**TASK OBJECTIVE**
Retype the listing below line for line, but only from the line with "Write the Bokeh code for this chart." down to the line with "189, 408, 532, 408, 125, 374, 520, 374, 151]", inclusive. Pictures stay out.

**TASK INPUT**

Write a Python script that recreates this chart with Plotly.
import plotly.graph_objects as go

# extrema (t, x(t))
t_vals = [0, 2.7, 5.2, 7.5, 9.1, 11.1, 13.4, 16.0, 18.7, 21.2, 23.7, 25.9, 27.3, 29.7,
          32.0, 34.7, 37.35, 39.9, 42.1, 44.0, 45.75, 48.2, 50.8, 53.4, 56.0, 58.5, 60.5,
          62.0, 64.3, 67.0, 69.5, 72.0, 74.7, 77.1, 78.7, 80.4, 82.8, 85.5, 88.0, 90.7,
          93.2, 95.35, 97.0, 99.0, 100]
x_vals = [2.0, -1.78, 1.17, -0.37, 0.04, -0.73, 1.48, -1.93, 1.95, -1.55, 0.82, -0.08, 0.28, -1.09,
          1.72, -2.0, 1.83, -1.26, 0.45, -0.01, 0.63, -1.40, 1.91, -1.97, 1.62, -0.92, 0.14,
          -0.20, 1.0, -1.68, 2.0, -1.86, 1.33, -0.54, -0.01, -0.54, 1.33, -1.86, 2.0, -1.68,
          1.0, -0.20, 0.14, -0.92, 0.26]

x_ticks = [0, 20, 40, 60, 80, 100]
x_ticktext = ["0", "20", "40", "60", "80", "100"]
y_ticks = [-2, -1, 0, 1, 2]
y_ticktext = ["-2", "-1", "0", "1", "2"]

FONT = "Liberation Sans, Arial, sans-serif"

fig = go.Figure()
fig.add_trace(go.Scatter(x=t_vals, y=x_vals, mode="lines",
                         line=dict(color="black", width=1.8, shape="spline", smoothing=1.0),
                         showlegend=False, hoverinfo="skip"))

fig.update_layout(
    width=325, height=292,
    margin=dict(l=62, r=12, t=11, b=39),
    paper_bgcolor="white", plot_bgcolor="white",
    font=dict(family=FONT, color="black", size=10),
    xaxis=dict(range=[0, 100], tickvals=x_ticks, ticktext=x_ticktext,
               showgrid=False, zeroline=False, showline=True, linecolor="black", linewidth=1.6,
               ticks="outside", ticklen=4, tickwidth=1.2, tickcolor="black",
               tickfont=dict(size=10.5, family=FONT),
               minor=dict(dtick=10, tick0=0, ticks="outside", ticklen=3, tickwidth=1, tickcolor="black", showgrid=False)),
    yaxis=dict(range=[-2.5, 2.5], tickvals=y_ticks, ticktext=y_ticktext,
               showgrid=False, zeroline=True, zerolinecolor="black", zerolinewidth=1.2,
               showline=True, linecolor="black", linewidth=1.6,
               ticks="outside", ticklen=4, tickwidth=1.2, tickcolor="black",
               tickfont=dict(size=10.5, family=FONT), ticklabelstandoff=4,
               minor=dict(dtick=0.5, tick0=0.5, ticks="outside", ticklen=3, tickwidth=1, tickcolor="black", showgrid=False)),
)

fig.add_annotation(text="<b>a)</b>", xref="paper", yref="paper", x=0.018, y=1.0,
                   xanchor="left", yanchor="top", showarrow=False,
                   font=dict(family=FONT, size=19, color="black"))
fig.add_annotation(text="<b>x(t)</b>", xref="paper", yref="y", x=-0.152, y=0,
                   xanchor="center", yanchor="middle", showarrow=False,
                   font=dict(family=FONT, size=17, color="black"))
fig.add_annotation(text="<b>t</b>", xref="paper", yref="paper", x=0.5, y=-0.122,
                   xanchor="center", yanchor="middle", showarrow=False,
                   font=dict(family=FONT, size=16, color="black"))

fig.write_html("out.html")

...

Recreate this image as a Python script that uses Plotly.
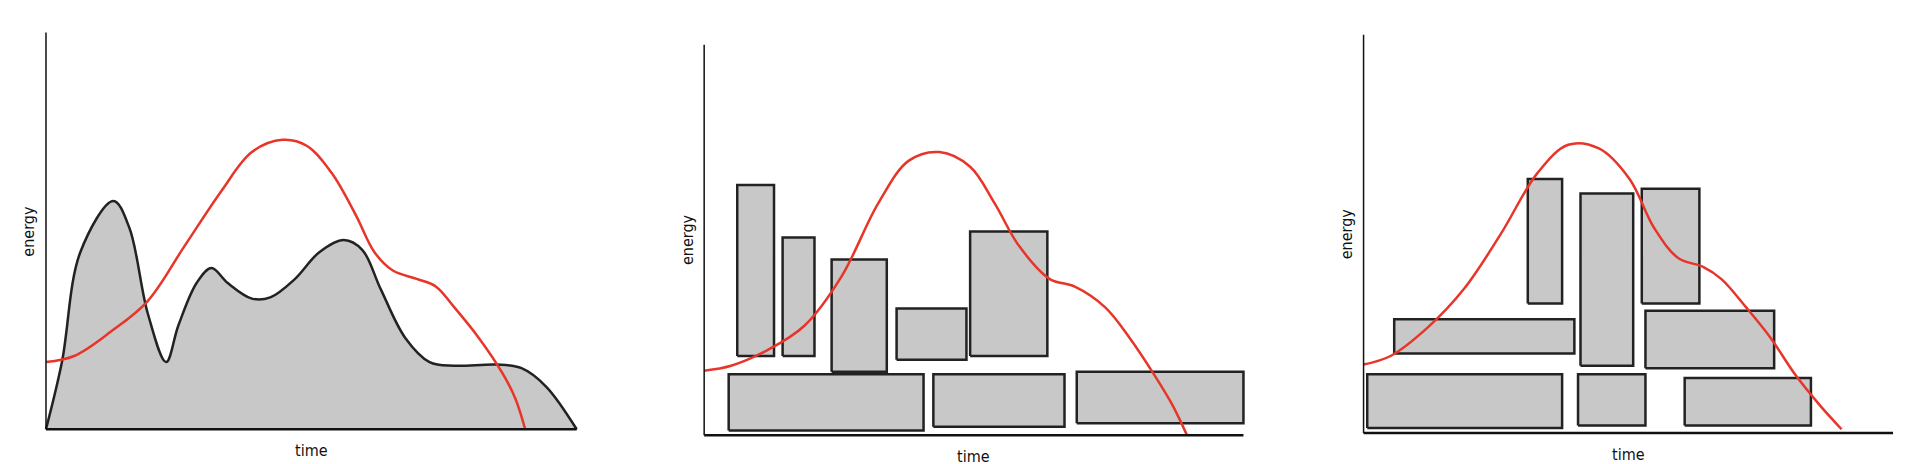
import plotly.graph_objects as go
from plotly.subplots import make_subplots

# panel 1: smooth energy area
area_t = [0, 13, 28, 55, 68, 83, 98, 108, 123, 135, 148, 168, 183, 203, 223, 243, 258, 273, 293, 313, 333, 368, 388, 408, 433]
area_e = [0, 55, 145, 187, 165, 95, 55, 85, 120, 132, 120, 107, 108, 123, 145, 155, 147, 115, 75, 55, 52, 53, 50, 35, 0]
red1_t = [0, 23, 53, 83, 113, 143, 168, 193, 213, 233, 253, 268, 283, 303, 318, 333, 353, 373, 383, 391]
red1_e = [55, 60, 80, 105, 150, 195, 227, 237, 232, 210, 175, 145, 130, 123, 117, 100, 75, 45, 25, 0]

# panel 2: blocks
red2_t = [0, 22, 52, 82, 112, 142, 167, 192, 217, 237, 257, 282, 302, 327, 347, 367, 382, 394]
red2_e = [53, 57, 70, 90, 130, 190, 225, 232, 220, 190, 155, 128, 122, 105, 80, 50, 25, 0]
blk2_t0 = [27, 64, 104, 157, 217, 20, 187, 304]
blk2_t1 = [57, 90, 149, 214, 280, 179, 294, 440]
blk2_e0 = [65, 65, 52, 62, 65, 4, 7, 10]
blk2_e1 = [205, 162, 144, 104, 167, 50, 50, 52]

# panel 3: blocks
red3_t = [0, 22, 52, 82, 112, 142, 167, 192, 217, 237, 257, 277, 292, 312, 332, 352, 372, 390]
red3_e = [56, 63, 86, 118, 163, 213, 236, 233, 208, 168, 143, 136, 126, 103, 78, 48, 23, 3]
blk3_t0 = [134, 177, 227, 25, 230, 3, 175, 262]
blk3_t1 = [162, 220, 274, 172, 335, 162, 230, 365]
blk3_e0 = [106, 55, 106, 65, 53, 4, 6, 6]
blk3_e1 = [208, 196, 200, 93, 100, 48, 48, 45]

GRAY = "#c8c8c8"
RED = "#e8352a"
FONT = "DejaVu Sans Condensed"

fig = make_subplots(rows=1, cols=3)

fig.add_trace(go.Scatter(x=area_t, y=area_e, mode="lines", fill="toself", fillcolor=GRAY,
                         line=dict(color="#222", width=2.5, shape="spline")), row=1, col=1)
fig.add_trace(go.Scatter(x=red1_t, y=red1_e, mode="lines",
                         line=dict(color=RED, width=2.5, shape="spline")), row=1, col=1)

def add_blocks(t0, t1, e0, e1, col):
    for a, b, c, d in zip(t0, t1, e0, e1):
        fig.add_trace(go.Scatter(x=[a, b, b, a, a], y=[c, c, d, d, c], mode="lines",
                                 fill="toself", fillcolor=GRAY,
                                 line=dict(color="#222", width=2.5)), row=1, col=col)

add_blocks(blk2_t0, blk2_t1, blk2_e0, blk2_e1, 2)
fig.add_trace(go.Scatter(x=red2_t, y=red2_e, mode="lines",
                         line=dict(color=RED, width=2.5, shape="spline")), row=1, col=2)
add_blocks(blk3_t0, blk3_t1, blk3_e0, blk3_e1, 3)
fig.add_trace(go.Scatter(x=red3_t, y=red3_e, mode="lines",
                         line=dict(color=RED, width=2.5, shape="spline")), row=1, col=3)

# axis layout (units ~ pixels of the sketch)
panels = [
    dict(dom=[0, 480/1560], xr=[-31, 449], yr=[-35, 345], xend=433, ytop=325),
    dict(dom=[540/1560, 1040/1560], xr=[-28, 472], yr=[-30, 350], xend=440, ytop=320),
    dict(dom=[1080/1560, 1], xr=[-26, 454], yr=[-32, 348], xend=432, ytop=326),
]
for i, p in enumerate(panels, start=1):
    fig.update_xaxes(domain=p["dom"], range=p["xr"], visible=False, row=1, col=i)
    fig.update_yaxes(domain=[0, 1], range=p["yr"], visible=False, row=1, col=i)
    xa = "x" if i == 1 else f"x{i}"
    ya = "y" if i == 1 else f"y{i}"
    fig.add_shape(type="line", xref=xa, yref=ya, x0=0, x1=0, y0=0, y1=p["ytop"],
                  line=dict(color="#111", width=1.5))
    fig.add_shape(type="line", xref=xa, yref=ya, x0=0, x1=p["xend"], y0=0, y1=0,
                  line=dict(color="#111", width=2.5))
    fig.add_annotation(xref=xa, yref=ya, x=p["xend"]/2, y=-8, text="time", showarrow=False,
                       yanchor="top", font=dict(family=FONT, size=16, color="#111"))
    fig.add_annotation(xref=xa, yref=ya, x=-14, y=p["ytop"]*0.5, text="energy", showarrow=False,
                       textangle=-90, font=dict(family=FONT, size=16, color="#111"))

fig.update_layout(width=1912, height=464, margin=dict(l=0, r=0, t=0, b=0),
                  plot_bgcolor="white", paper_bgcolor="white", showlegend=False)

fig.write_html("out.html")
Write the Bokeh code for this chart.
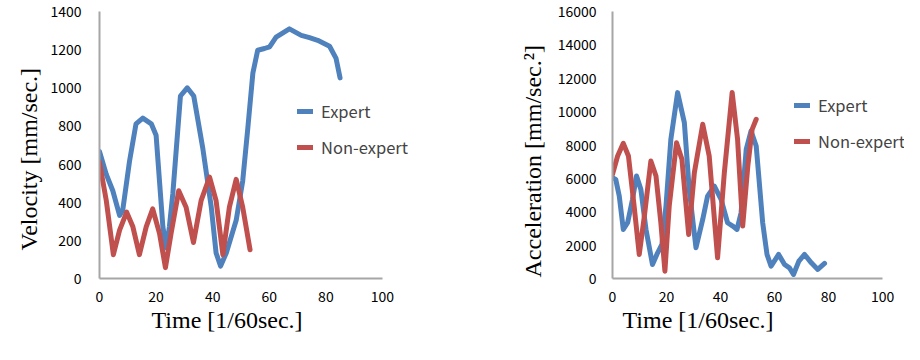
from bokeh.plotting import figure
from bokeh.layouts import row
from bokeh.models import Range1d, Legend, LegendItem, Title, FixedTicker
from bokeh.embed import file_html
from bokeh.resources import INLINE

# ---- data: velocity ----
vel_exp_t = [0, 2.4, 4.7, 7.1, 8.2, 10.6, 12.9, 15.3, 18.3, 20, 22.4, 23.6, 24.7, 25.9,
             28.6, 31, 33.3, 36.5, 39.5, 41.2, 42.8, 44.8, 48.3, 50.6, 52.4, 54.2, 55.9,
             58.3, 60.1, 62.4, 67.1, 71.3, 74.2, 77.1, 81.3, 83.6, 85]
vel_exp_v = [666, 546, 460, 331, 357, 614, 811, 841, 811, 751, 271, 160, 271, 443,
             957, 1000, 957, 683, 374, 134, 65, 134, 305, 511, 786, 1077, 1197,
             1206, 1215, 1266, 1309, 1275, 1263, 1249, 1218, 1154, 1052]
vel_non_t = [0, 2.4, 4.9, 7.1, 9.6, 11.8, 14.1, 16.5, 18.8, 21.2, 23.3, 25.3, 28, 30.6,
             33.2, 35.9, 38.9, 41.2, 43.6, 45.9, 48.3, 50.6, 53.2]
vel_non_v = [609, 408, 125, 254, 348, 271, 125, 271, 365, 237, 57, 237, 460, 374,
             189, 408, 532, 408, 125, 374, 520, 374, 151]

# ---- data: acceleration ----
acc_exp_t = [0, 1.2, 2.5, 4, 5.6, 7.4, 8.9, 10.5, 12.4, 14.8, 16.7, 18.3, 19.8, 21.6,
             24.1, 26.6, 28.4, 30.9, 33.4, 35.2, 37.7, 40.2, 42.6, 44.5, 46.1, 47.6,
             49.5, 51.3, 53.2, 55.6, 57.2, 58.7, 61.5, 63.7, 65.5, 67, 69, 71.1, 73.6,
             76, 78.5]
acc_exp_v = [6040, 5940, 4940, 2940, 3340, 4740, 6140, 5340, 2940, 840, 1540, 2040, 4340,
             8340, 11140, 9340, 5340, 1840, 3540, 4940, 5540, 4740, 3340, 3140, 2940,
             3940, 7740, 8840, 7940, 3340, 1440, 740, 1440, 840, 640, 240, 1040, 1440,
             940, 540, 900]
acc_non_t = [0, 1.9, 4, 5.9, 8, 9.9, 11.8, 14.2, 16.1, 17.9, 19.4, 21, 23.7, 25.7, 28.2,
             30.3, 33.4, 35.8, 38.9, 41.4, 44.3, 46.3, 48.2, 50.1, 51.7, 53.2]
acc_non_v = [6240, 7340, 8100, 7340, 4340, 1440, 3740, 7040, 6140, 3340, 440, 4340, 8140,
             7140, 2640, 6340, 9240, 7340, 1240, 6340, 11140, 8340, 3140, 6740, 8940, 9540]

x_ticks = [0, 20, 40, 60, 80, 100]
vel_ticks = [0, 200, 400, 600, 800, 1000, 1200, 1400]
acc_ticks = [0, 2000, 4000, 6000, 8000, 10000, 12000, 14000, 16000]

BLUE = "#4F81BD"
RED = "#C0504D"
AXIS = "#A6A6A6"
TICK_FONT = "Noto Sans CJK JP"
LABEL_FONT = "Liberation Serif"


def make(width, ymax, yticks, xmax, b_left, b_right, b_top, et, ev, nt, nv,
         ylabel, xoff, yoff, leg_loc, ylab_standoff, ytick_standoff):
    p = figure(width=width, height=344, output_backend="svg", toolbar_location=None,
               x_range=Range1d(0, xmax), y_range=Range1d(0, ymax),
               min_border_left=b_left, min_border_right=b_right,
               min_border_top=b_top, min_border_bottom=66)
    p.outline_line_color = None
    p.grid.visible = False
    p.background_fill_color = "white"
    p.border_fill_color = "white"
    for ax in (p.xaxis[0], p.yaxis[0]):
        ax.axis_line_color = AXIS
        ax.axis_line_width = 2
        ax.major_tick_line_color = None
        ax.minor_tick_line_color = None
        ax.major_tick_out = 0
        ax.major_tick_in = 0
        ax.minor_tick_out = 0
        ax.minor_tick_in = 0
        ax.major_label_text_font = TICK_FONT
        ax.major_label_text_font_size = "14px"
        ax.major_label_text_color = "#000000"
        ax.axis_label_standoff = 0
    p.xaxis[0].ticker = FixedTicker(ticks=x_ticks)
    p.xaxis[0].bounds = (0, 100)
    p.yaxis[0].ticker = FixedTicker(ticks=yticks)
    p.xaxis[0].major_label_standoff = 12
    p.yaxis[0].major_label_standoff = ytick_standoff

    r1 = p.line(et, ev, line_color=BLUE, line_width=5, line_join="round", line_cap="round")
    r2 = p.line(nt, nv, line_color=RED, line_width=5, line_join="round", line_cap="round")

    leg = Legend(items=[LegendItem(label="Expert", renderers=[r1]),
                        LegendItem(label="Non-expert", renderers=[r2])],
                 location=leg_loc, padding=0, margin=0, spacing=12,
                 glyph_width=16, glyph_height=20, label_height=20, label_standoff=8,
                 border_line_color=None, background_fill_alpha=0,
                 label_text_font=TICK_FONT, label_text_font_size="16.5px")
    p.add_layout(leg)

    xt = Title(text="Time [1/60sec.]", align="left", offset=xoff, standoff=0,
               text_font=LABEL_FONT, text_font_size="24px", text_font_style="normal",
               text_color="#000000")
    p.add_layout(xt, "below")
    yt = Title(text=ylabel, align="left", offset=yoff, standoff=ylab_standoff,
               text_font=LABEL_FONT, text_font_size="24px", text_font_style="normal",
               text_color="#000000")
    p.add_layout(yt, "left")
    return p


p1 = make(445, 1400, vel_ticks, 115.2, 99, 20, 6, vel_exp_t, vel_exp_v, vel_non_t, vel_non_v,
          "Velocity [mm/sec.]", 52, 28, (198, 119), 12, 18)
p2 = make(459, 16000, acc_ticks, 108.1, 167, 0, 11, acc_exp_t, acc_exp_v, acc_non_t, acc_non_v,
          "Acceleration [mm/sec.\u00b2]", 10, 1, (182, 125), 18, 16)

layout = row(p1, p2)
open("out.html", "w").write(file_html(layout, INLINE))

--

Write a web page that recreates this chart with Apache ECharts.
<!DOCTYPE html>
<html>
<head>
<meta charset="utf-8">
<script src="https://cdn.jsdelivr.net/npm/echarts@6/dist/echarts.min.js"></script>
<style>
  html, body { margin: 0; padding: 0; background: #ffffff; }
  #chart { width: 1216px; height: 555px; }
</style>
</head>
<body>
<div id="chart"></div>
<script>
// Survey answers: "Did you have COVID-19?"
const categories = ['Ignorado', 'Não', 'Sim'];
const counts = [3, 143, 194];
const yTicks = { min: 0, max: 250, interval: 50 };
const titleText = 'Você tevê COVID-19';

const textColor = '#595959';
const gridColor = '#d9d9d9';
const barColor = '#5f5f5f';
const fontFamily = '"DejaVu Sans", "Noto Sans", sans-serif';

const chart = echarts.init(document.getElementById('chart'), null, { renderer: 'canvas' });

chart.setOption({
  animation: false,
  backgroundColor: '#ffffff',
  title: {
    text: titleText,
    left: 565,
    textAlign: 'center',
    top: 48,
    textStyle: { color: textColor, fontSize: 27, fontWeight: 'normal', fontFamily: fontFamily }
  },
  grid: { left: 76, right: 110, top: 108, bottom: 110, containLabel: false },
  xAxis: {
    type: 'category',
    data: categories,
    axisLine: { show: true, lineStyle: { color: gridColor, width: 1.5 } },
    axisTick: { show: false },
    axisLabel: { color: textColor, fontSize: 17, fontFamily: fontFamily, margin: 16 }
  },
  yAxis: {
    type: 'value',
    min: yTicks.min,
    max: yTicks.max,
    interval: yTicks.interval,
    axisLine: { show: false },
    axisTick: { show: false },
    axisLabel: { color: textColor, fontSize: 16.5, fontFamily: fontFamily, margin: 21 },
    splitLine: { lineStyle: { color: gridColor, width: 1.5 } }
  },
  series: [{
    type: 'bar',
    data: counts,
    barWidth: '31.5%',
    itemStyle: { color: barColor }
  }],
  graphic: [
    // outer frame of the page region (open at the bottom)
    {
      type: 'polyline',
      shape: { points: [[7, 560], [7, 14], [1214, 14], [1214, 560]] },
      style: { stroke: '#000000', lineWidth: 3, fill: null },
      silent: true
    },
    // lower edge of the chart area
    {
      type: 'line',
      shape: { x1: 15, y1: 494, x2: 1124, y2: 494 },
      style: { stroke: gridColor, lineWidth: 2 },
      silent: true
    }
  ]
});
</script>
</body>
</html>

**EXERCISE RESULT**
Write the Bokeh code for this chart.
from bokeh.plotting import figure
from bokeh.layouts import row
from bokeh.models import Range1d, Legend, LegendItem, Title, FixedTicker
from bokeh.embed import file_html
from bokeh.resources import INLINE

# ---- data: velocity ----
vel_exp_t = [0, 2.4, 4.7, 7.1, 8.2, 10.6, 12.9, 15.3, 18.3, 20, 22.4, 23.6, 24.7, 25.9,
             28.6, 31, 33.3, 36.5, 39.5, 41.2, 42.8, 44.8, 48.3, 50.6, 52.4, 54.2, 55.9,
             58.3, 60.1, 62.4, 67.1, 71.3, 74.2, 77.1, 81.3, 83.6, 85]
vel_exp_v = [666, 546, 460, 331, 357, 614, 811, 841, 811, 751, 271, 160, 271, 443,
             957, 1000, 957, 683, 374, 134, 65, 134, 305, 511, 786, 1077, 1197,
             1206, 1215, 1266, 1309, 1275, 1263, 1249, 1218, 1154, 1052]
vel_non_t = [0, 2.4, 4.9, 7.1, 9.6, 11.8, 14.1, 16.5, 18.8, 21.2, 23.3, 25.3, 28, 30.6,
             33.2, 35.9, 38.9, 41.2, 43.6, 45.9, 48.3, 50.6, 53.2]
vel_non_v = [609, 408, 125, 254, 348, 271, 125, 271, 365, 237, 57, 237, 460, 374,
             189, 408, 532, 408, 125, 374, 520, 374, 151]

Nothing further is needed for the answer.